━━ Supplied data ━━

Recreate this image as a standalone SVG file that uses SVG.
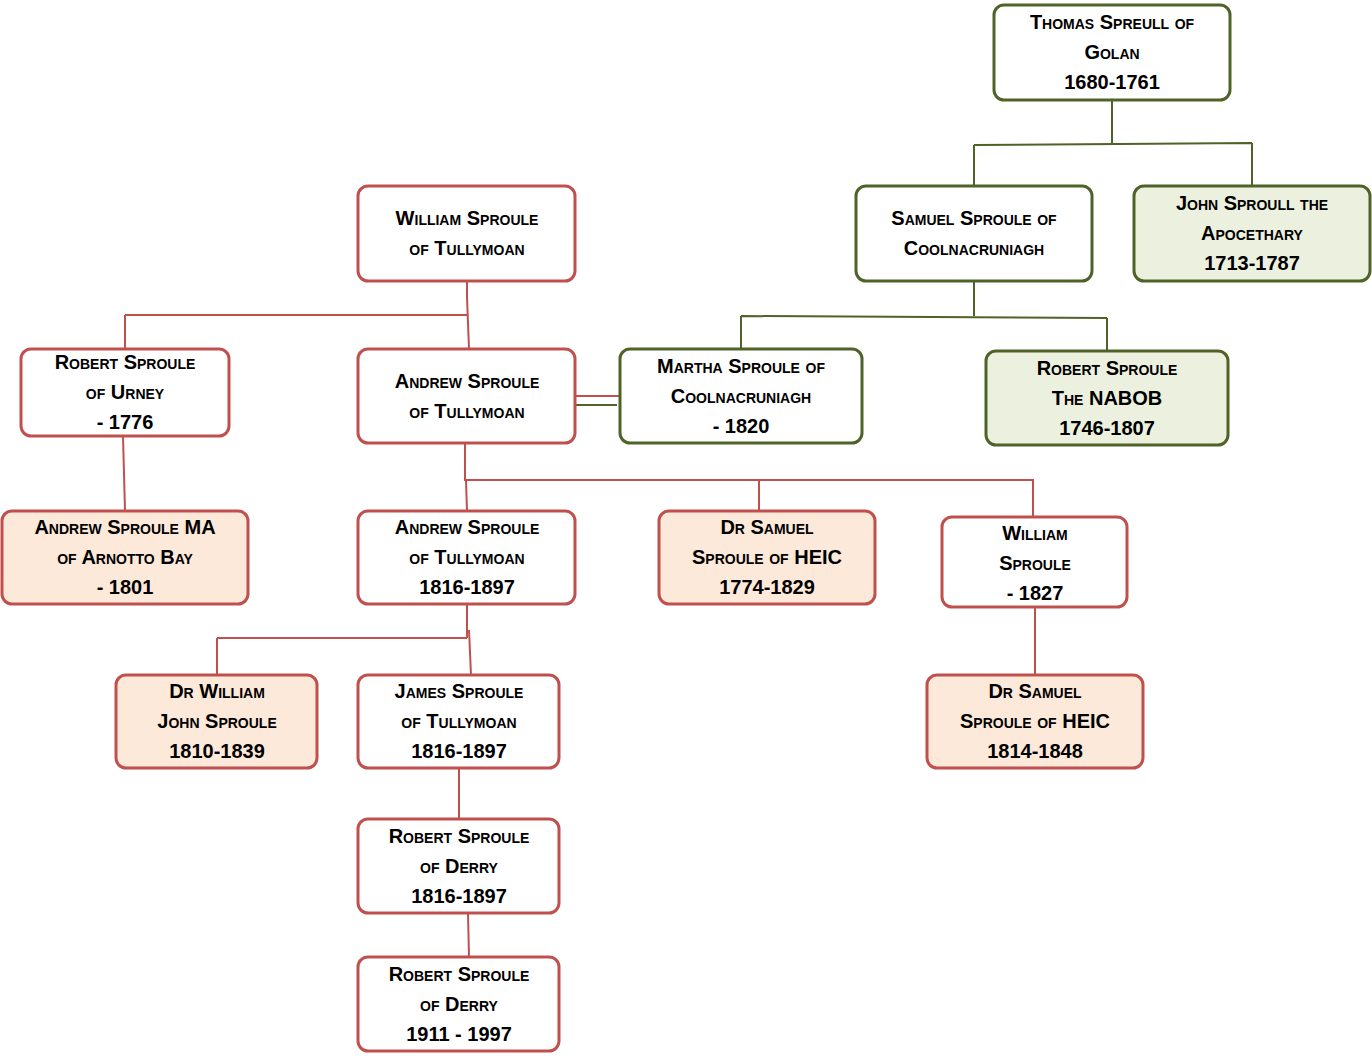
<svg xmlns="http://www.w3.org/2000/svg" width="1372" height="1064" viewBox="0 0 1372 1064">
<style>
.r{fill:#fff;stroke:#c0504d;stroke-width:3}
.rp{fill:#fde9d9;stroke:#c0504d;stroke-width:3}
.g{fill:#fff;stroke:#4f6228;stroke-width:3}
.gp{fill:#ebf1de;stroke:#4f6228;stroke-width:3}
text{font-family:"Liberation Sans",Arial,sans-serif;font-weight:bold;font-size:20px;text-anchor:middle;fill:#000}
.sc{font-variant:small-caps}
.cr{stroke:#c0504d;stroke-width:2;fill:none}
.cg{stroke:#4f6228;stroke-width:2;fill:none}
</style>
<g id="connectors">
<path class="cg" d="M1112,100V145M974,145L1252,143M974,145V186M1252,143V186M974,281V316M741,316L1107,318M741,316V349M1107,318V351M571,405H617"/>
<path class="cr" d="M467,281V297L469,349M125,315H467M125,315V349M123,436L125,511M465,443V480H1033V517M466,480L467,511M759,480V511M467,604V638M217,638H467M217,638V675M469,630L471,675M459,768V819M468,913L469,957M1035,607V675M575,396H620"/>
</g>
<g id="thomas"><rect class="g" x="994" y="5" width="236" height="95" rx="10"/><text x="1112" y="29" class="sc">Thomas Spreull of</text><text x="1112" y="59" class="sc">Golan</text><text x="1112" y="89">1680-1761</text></g>
<g id="samuel"><rect class="g" x="856" y="186" width="236" height="95" rx="10"/><text x="974" y="225" class="sc">Samuel Sproule of</text><text x="974" y="255" class="sc">Coolnacruniagh</text></g>
<g id="john"><rect class="gp" x="1134" y="186" width="236" height="95" rx="10"/><text x="1252" y="210" class="sc">John Sproull the</text><text x="1252" y="240" class="sc">Apocethary</text><text x="1252" y="270">1713-1787</text></g>
<g id="martha"><rect class="g" x="620" y="349" width="242" height="94" rx="10"/><text x="741" y="373" class="sc">Martha Sproule of</text><text x="741" y="403" class="sc">Coolnacruniagh</text><text x="741" y="433">- 1820</text></g>
<g id="nabob"><rect class="gp" x="986" y="351" width="242" height="94" rx="10"/><text x="1107" y="375" class="sc">Robert Sproule</text><text x="1107" y="405" class="sc">The NABOB</text><text x="1107" y="435">1746-1807</text></g>
<g id="william"><rect class="r" x="358" y="186" width="217" height="95" rx="10"/><text x="467" y="225" class="sc">William Sproule</text><text x="467" y="255" class="sc">of Tullymoan</text></g>
<g id="urney"><rect class="r" x="21" y="349" width="208" height="87" rx="10"/><text x="125" y="369" class="sc">Robert Sproule</text><text x="125" y="399" class="sc">of Urney</text><text x="125" y="429">- 1776</text></g>
<g id="andrew"><rect class="r" x="358" y="349" width="217" height="94" rx="10"/><text x="467" y="388" class="sc">Andrew Sproule</text><text x="467" y="418" class="sc">of Tullymoan</text></g>
<g id="andrewma"><rect class="rp" x="2" y="511" width="246" height="93" rx="10"/><text x="125" y="534" class="sc">Andrew Sproule MA</text><text x="125" y="564" class="sc">of Arnotto Bay</text><text x="125" y="594">- 1801</text></g>
<g id="andrew1816"><rect class="r" x="358" y="511" width="217" height="93" rx="10"/><text x="467" y="534" class="sc">Andrew Sproule</text><text x="467" y="564" class="sc">of Tullymoan</text><text x="467" y="594">1816-1897</text></g>
<g id="drsamuel"><rect class="rp" x="659" y="511" width="216" height="93" rx="10"/><text x="767" y="534" class="sc">Dr Samuel</text><text x="767" y="564" class="sc">Sproule of HEIC</text><text x="767" y="594">1774-1829</text></g>
<g id="william1827"><rect class="r" x="942" y="517" width="185" height="90" rx="10"/><text x="1035" y="540" class="sc">William</text><text x="1035" y="570" class="sc">Sproule</text><text x="1035" y="600">- 1827</text></g>
<g id="drwilliam"><rect class="rp" x="116" y="675" width="201" height="93" rx="10"/><text x="217" y="698" class="sc">Dr William</text><text x="217" y="728" class="sc">John Sproule</text><text x="217" y="758">1810-1839</text></g>
<g id="james"><rect class="r" x="358" y="675" width="201" height="93" rx="10"/><text x="459" y="698" class="sc">James Sproule</text><text x="459" y="728" class="sc">of Tullymoan</text><text x="459" y="758">1816-1897</text></g>
<g id="drsamuel1814"><rect class="rp" x="927" y="675" width="216" height="93" rx="10"/><text x="1035" y="698" class="sc">Dr Samuel</text><text x="1035" y="728" class="sc">Sproule of HEIC</text><text x="1035" y="758">1814-1848</text></g>
<g id="derry"><rect class="r" x="358" y="819" width="201" height="94" rx="10"/><text x="459" y="843" class="sc">Robert Sproule</text><text x="459" y="873" class="sc">of Derry</text><text x="459" y="903">1816-1897</text></g>
<g id="derry1911"><rect class="r" x="358" y="957" width="201" height="94" rx="10"/><text x="459" y="981" class="sc">Robert Sproule</text><text x="459" y="1011" class="sc">of Derry</text><text x="459" y="1041">1911 - 1997</text></g>
</svg>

━━━

Directive:
Drop the images and repeat the data exactly.

The response:
Recreate this image as a standalone SVG file that uses SVG.
<svg xmlns="http://www.w3.org/2000/svg" width="1372" height="1064" viewBox="0 0 1372 1064">
<style>
.r{fill:#fff;stroke:#c0504d;stroke-width:3}
.rp{fill:#fde9d9;stroke:#c0504d;stroke-width:3}
.g{fill:#fff;stroke:#4f6228;stroke-width:3}
.gp{fill:#ebf1de;stroke:#4f6228;stroke-width:3}
text{font-family:"Liberation Sans",Arial,sans-serif;font-weight:bold;font-size:20px;text-anchor:middle;fill:#000}
.sc{font-variant:small-caps}
.cr{stroke:#c0504d;stroke-width:2;fill:none}
.cg{stroke:#4f6228;stroke-width:2;fill:none}
</style>
<g id="connectors">
<path class="cg" d="M1112,100V145M974,145L1252,143M974,145V186M1252,143V186M974,281V316M741,316L1107,318M741,316V349M1107,318V351M571,405H617"/>
<path class="cr" d="M467,281V297L469,349M125,315H467M125,315V349M123,436L125,511M465,443V480H1033V517M466,480L467,511M759,480V511M467,604V638M217,638H467M217,638V675M469,630L471,675M459,768V819M468,913L469,957M1035,607V675M575,396H620"/>
</g>
<g id="thomas"><rect class="g" x="994" y="5" width="236" height="95" rx="10"/><text x="1112" y="29" class="sc">Thomas Spreull of</text><text x="1112" y="59" class="sc">Golan</text><text x="1112" y="89">1680-1761</text></g>
<g id="samuel"><rect class="g" x="856" y="186" width="236" height="95" rx="10"/><text x="974" y="225" class="sc">Samuel Sproule of</text><text x="974" y="255" class="sc">Coolnacruniagh</text></g>
<g id="john"><rect class="gp" x="1134" y="186" width="236" height="95" rx="10"/><text x="1252" y="210" class="sc">John Sproull the</text><text x="1252" y="240" class="sc">Apocethary</text><text x="1252" y="270">1713-1787</text></g>
<g id="martha"><rect class="g" x="620" y="349" width="242" height="94" rx="10"/><text x="741" y="373" class="sc">Martha Sproule of</text><text x="741" y="403" class="sc">Coolnacruniagh</text><text x="741" y="433">- 1820</text></g>
<g id="nabob"><rect class="gp" x="986" y="351" width="242" height="94" rx="10"/><text x="1107" y="375" class="sc">Robert Sproule</text><text x="1107" y="405" class="sc">The NABOB</text><text x="1107" y="435">1746-1807</text></g>
<g id="william"><rect class="r" x="358" y="186" width="217" height="95" rx="10"/><text x="467" y="225" class="sc">William Sproule</text><text x="467" y="255" class="sc">of Tullymoan</text></g>
<g id="urney"><rect class="r" x="21" y="349" width="208" height="87" rx="10"/><text x="125" y="369" class="sc">Robert Sproule</text><text x="125" y="399" class="sc">of Urney</text><text x="125" y="429">- 1776</text></g>
<g id="andrew"><rect class="r" x="358" y="349" width="217" height="94" rx="10"/><text x="467" y="388" class="sc">Andrew Sproule</text><text x="467" y="418" class="sc">of Tullymoan</text></g>
<g id="andrewma"><rect class="rp" x="2" y="511" width="246" height="93" rx="10"/><text x="125" y="534" class="sc">Andrew Sproule MA</text><text x="125" y="564" class="sc">of Arnotto Bay</text><text x="125" y="594">- 1801</text></g>
<g id="andrew1816"><rect class="r" x="358" y="511" width="217" height="93" rx="10"/><text x="467" y="534" class="sc">Andrew Sproule</text><text x="467" y="564" class="sc">of Tullymoan</text><text x="467" y="594">1816-1897</text></g>
<g id="drsamuel"><rect class="rp" x="659" y="511" width="216" height="93" rx="10"/><text x="767" y="534" class="sc">Dr Samuel</text><text x="767" y="564" class="sc">Sproule of HEIC</text><text x="767" y="594">1774-1829</text></g>
<g id="william1827"><rect class="r" x="942" y="517" width="185" height="90" rx="10"/><text x="1035" y="540" class="sc">William</text><text x="1035" y="570" class="sc">Sproule</text><text x="1035" y="600">- 1827</text></g>
<g id="drwilliam"><rect class="rp" x="116" y="675" width="201" height="93" rx="10"/><text x="217" y="698" class="sc">Dr William</text><text x="217" y="728" class="sc">John Sproule</text><text x="217" y="758">1810-1839</text></g>
<g id="james"><rect class="r" x="358" y="675" width="201" height="93" rx="10"/><text x="459" y="698" class="sc">James Sproule</text><text x="459" y="728" class="sc">of Tullymoan</text><text x="459" y="758">1816-1897</text></g>
<g id="drsamuel1814"><rect class="rp" x="927" y="675" width="216" height="93" rx="10"/><text x="1035" y="698" class="sc">Dr Samuel</text><text x="1035" y="728" class="sc">Sproule of HEIC</text><text x="1035" y="758">1814-1848</text></g>
<g id="derry"><rect class="r" x="358" y="819" width="201" height="94" rx="10"/><text x="459" y="843" class="sc">Robert Sproule</text><text x="459" y="873" class="sc">of Derry</text><text x="459" y="903">1816-1897</text></g>
<g id="derry1911"><rect class="r" x="358" y="957" width="201" height="94" rx="10"/><text x="459" y="981" class="sc">Robert Sproule</text><text x="459" y="1011" class="sc">of Derry</text><text x="459" y="1041">1911 - 1997</text></g>
</svg>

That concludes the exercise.